Cette Esthétique de la Révolution est un spectacle d’école mais cette Ecole travaille, comme celle de feu l’Ecole de Chaillot, au cœur d’un théâtre national. Les futurs interprètes y apprennent en vraie grandeur que la mis en scène, le jeu, l’interprétation ne sont pas une affaire individuelle mais une construction réalisée avec plusieurs corps de métiers, et à plusieurs corps. Avec aussi plusieurs générations de femmes et d’hommes aux expériences différentes : Des métiers tout aussi essentielles : construction, couture, mécanique, électronique son et image… Et les élèves ont la chance de travailler avec des professionnels et sur la durée.
Le théâtre est aussi un artisanat… Le T.N.S. a eu cette trouvaille de ne pas appeler ce travail : spectacle de sortie d‘école mais spectacle d’entrée dans la vie professionnelle. Et quelle entrée ! Sylvain Creuzevault a suivi ce Groupe 47 dont il faut citer tous les élèves: Jonathan Bénéteau de Laprairie, Juliette Bialek, Yanis Bouferrache, Gabriel Dahmani, Hameza El Omari, Jade Emmanuel, Felipe Fonseca Nobre, Chalottte Issaly, Vincent Padauc, Naïssa Randrianasolo, Lucie Rouxel, Thomas Stachorsky, Manon Xardel, sur scène. Et à la scénographie, Louise Beauseigneur et Valentine Lê ; aux costumes : Jeanne Daniel Nguyen ; à la lumière : Charlotte Moussié, au son : Lï Waridel, à la vidéo : Simon Anquetil, à la régie plateau :Léa Bonhomme, à la régie générale : Arthur Mandô et, comme assistant à la mise en scène ; Ivan Marquez. Le metteur en scène a travaillé avec eux pendant presque un an et a joint à ce Groupe 47, plusieurs de ses comédiens Boutaïna El Fekkak, Vladislav Galard, Arthur Igual, Frédéric Noaille.

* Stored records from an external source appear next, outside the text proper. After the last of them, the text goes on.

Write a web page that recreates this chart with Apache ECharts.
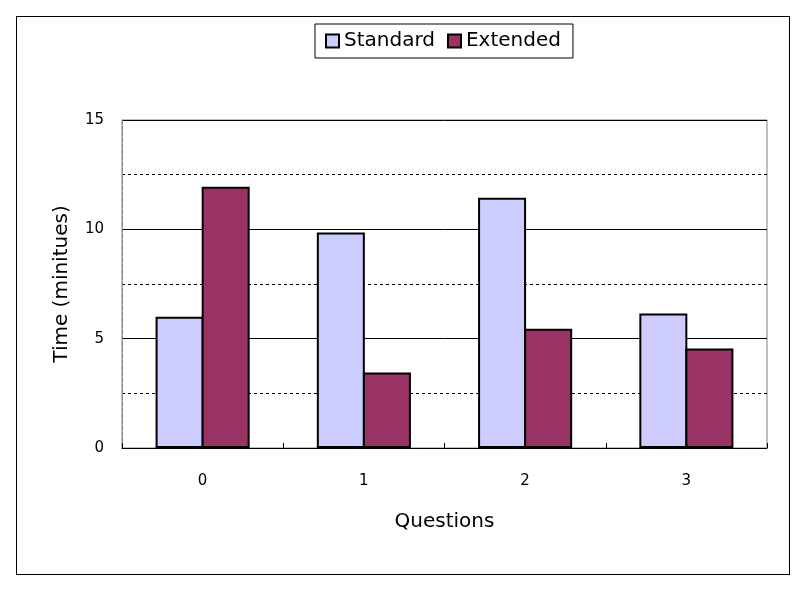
<!DOCTYPE html>
<html>
<head>
<meta charset="utf-8">
<script src="https://cdn.jsdelivr.net/npm/echarts@6/dist/echarts.min.js"></script>
<style>
    html, body { margin: 0; padding: 0; background: #ffffff; }
    #frame {
        position: absolute; left: 16px; top: 16px;
        width: 774px; height: 559px;
        border: 1px solid #000;
        box-sizing: border-box;
    }
    #chart { position: absolute; left: 0; top: 0; width: 807px; height: 592px; }
</style>
</head>
<body>
<div id="frame"></div>
<div id="chart"></div>
<script>
    var questions = ['0', '1', '2', '3'];
    var standard = [6.0, 9.85, 11.45, 6.15];
    var extended = [11.95, 3.45, 5.45, 4.55];

    var font = 'DejaVu Sans';

    echarts.init(document.getElementById('chart')).setOption({
        animation: false,
        textStyle: { fontFamily: font },
        legend: {
            top: 24,
            left: 315,
            itemWidth: 13,
            itemHeight: 13,
            itemGap: 12,
            padding: [7, 12, 7, 10],
            borderColor: '#000',
            borderWidth: 1,
            backgroundColor: '#fff',
            icon: 'rect',
            textStyle: { fontSize: 20, color: '#000', fontFamily: font },
            itemStyle: { borderColor: '#000', borderWidth: 2 },
            data: ['Standard', 'Extended']
        },
        grid: {
            left: 122, right: 40, top: 120, bottom: 144,
            show: true,
            borderColor: '#808080',
            borderWidth: 1
        },
        xAxis: {
            type: 'category',
            data: questions,
            name: 'Questions',
            nameLocation: 'middle',
            nameGap: 64,
            nameTextStyle: { fontSize: 20, color: '#000' },
            axisLine: { lineStyle: { color: '#000', width: 1 } },
            axisTick: { show: true, inside: true, length: 5, lineStyle: { color: '#000' } },
            axisLabel: { fontSize: 15, color: '#000', margin: 26 }
        },
        yAxis: {
            type: 'value',
            min: 0, max: 15, interval: 5,
            name: 'Time (minitues)',
            nameLocation: 'middle',
            nameGap: 50,
            nameTextStyle: { fontSize: 20, color: '#000' },
            axisLine: { show: true, lineStyle: { color: '#808080', type: 'dashed', width: 1 } },
            axisTick: { show: false },
            axisLabel: { fontSize: 15, color: '#000', margin: 18 },
            splitLine: { show: true, lineStyle: { color: '#000', width: 1 } },
            minorTick: { show: false, splitNumber: 2 },
            minorSplitLine: { show: true, lineStyle: { color: '#000', type: [3, 3], width: 1 } }
        },
        series: [
            {
                name: 'Standard',
                type: 'bar',
                data: standard,
                barGap: '-4%',
                barWidth: 48,
                itemStyle: { color: '#ccccff', borderColor: '#000', borderWidth: 2 }
            },
            {
                name: 'Extended',
                type: 'bar',
                data: extended,
                barWidth: 48,
                itemStyle: { color: '#993366', borderColor: '#000', borderWidth: 2 }
            }
        ]
    });
</script>
</body>
</html>
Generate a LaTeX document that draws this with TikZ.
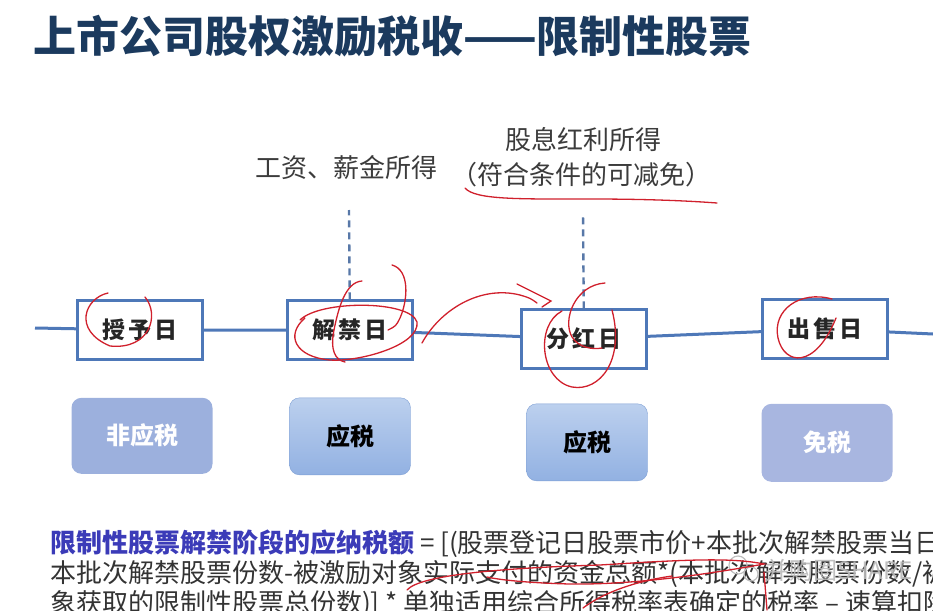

Un grand spectacle qui est à la fois politique et populaire, a besoin d’un collectif fort et de cette importance où tous ces métiers sont aussi représentés. Les jeunes acteurs professionnels ont eu une formidable chance qu’ils n’auront plus de sitôt : participer à une aventure de cette envergure et cela aura au moins placé haut la barre de leurs ambitions et de leurs exigences. C’est toute l’histoire de l’Ecole du T.N.S… Déjà, Sylvain Creuzevault a choisi certains d’entre eux pour jouer dans Edelweiss (France Fascisme), un spectacle où il poursuit une réflexion engagée avec Esthétique de la résistance.
Christine Friedel
Spectacle vu à la Halle Gruber, Théâtre National de Strasbourg.
Les 9 et 10 juin, Printemps des comédiens, Montpellier (Hérault).
Du 9 au 12 novembre, MC 93-Bobigny (Seine-Saint-Denis) dans le cadre du Festival d’automne à Paris.
Edelweiss (France Fascisme), Théâtre national de l’Odéon-Ateliers Berthier, du 21 septembre au 22 octobre, dans le cadre du Festival d’automne à Paris.